Friday, September 25, 2015

Wheat and Tares in the Congregation

You are probably aware of the parable of the Wheat and Tares. If not you can find it in Matthew 13:24-30. Darnel [Tares in the Gospel of Matthew] appears almost the same as wheat when it is young, but as both mature the darnel stands straight up, and the heavy ears of wheat bend over. This makes it easier to pull out the darnel before you harvest the wheat. The darnel is also mildly poisonous and hallucinogenic. 

Jesus extends the harvest teaching of the Old Testament in his parable about the wheat and the tares.  When the harvest is not yet ready the darnel looks much like the wheat, but when the harvest is ripe the mature wheat bows its head, but the darnel stands straight up and says look at me. 

When you plant a new church you cannot tell whether the people who come are wheat or tares. Most will be wheat, some will be tares; but that presents a problem. Tares are poisonous and can cause divisiveness in the Church.  If you have a long established congregation without doubt you have wheat and tares in the congregation.

Bonhoeffer tells us that “The old world cannot take pleasure in the Church because the Church speaks of its end as though it had already happened--as though the world had already been judged.  The old world does not like being regarded as dead.  The Church has never been surprised at this, nor is it surprised by the fact that again and again men come to it who think the thoughts of the old world--and who is there entirely free from them?  But the Church is naturally in tumult when these children of the world that has passed away lay claim to the Church, to the new, for themselves.  They want the new and only know the old.  And thus they deny Christ the Lord.”  [Dietrich Bonhoeffer, Creation and Fall, translated by John C. Fletcher.  (New York: Macmillan, 1959), 11].

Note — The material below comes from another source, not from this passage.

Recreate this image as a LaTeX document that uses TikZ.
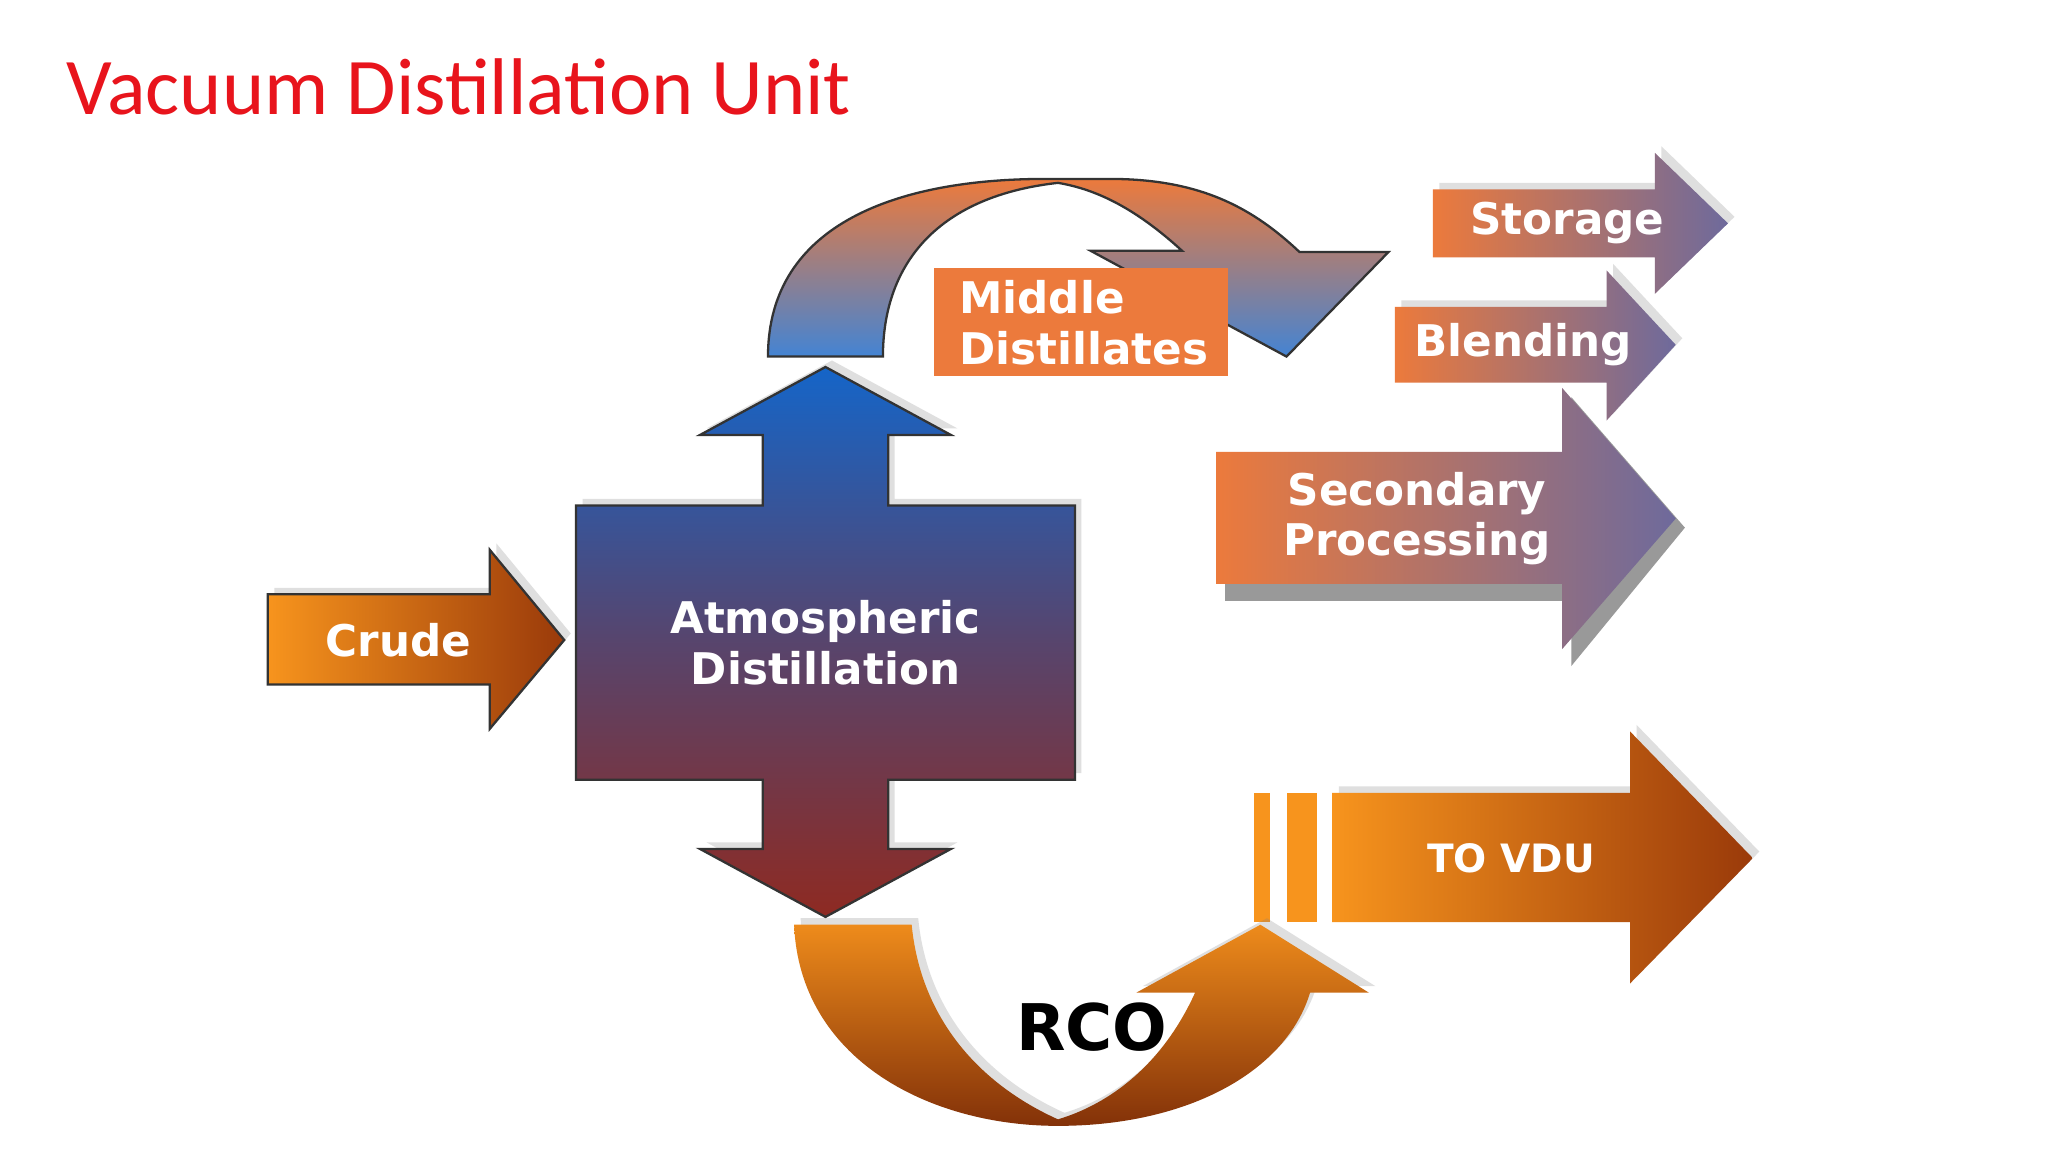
\documentclass[tikz,border=0pt]{standalone}
\usepackage{fontspec}
\setmainfont{DejaVu Sans}
\newfontfamily\titlefont{Carlito}
\usetikzlibrary{shadows}
\definecolor{org}{HTML}{F7941D}
\definecolor{brn}{HTML}{9A3A0A}
\definecolor{lav}{HTML}{6E6A9C}
\definecolor{oarr}{HTML}{EC7A3C}
\definecolor{blu}{HTML}{1565C8}
\definecolor{redb}{HTML}{8E2A22}
\definecolor{ttl}{HTML}{E8141C}
\begin{document}
\begin{tikzpicture}[x=0.01cm,y=-0.01cm,
  shp/.style={draw=black!80,line width=0.5pt,drop shadow={shadow xshift=5,shadow yshift=-5,opacity=0.25}},
  lbl/.style={text=white,font=\bfseries\fontsize{9.5}{11}\selectfont,align=center}]
\useasboundingbox[fill=white] (0,0) rectangle (1568,882);
\node[anchor=base west,text=ttl,font=\titlefont\fontsize{17.5}{20}\selectfont,inner sep=0] (title) at (50,88) {Vacuum Distillation Unit};
% crude
\shade[shp,left color=org,right color=brn] (205,455) -- (375,455) -- (375,421) -- (432,490) -- (375,558) -- (375,524) -- (205,524) -- cycle;
\node[lbl] (crude) at (305,490) {Crude};
% atmospheric block
\shade[shp,top color=blu,bottom color=redb,middle color=blu!45!redb] (632,281) -- (728,333) -- (680,333) -- (680,387) -- (823,387) -- (823,597) -- (680,597) -- (680,650) -- (728,650) -- (632,702) -- (536,650) -- (584,650) -- (584,597) -- (441,597) -- (441,387) -- (584,387) -- (584,333) -- (536,333) -- cycle;
\node[lbl] (atm) at (632,492) {Atmospheric\\Distillation};
% top curved arrow
\shade[draw=black!80,line width=0.5pt,top color=oarr,bottom color=blu!80]
  (588,273) .. controls (588,170) and (690,137) .. (800,137) -- (850,137)
  .. controls (920,137) and (960,160) .. (995,193) -- (1063,193) -- (985,273) -- (835,192) -- (905,192)
  .. controls (870,160) and (840,145) .. (810,140) .. controls (720,150) and (676,200) .. (676,273) -- cycle;
% middle distillates
\fill[oarr] (715,205) rectangle (940,288);
\node[lbl,align=left,anchor=west] (mid) at (722,247) {Middle\\Distillates};
% storage
\shade[shp,draw=none,left color=oarr,right color=lav] (1097,145) -- (1267,145) -- (1267,117) -- (1323,171) -- (1267,225) -- (1267,197) -- (1097,197) -- cycle;
\node[lbl] (sto) at (1200,171) {Storage};
% blending
\shade[shp,draw=none,left color=oarr,right color=lav] (1068,235) -- (1230,235) -- (1230,207) -- (1283,264) -- (1230,322) -- (1230,293) -- (1068,293) -- cycle;
\node[lbl] (ble) at (1166,264) {Blending};
% secondary processing
\fill[gray!80] (938,353) -- (1203,353) -- (1203,304) -- (1290,404) -- (1203,510) -- (1203,460) -- (938,460) -- cycle;
\shade[left color=oarr,right color=lav] (931,346) -- (1196,346) -- (1196,297) -- (1283,397) -- (1196,497) -- (1196,447) -- (931,447) -- cycle;
\node[lbl] (sec) at (1085,397) {Secondary\\Processing};
% TO VDU
\fill[org] (960,607) rectangle (972,706);
\fill[org] (985,607) rectangle (1008,706);
\shade[shp,draw=none,left color=org,right color=brn] (1020,607) -- (1248,607) -- (1248,560) -- (1342,657) -- (1248,753) -- (1248,706) -- (1020,706) -- cycle;
\node[lbl,font=\bfseries\fontsize{8.5}{10}\selectfont] (vdu) at (1157,657) {TO VDU};
% RCO curved arrow
\shade[shp,draw=none,top color=org!90!brn,bottom color=brn!85!black]
  (608,708) .. controls (612,810) and (710,862) .. (810,862)
  .. controls (910,862) and (985,820) .. (1003,760) -- (1048,760) -- (965,708) -- (870,760) -- (915,760)
  .. controls (890,815) and (850,845) .. (810,857)
  .. controls (750,830) and (705,780) .. (698,708) -- cycle;
\node[font=\bfseries\fontsize{14}{16}\selectfont] (rco) at (836,786) {RCO};
\end{tikzpicture}
\end{document}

The practical problem that we have in each congregation is that Church members often hear only one side of Jesus’ teaching, “Judge not,” and not the other side; if the offending person refuses to listen to you, “let him be to you as a Gentile and a tax collector” [Matthew 18:17] Sometimes congregations, out of misguided love, give the divisive person a position of leadership in committees, small groups, and on the vestry. In one church the divisive people all sat in one row, and before the service the organist was heard softly singing, "When the Row is called up yonder I'll be glad."

St. Paul gives the following instruction, “I appeal to you, brothers, to watch out for those who cause divisions and create obstacles contrary to the doctrine that you have been taught; avoid them” [Romans 16:17, and again, “As for a person who stirs up division, after warning him once and then twice, have nothing more to do with him” [Titus 3:10].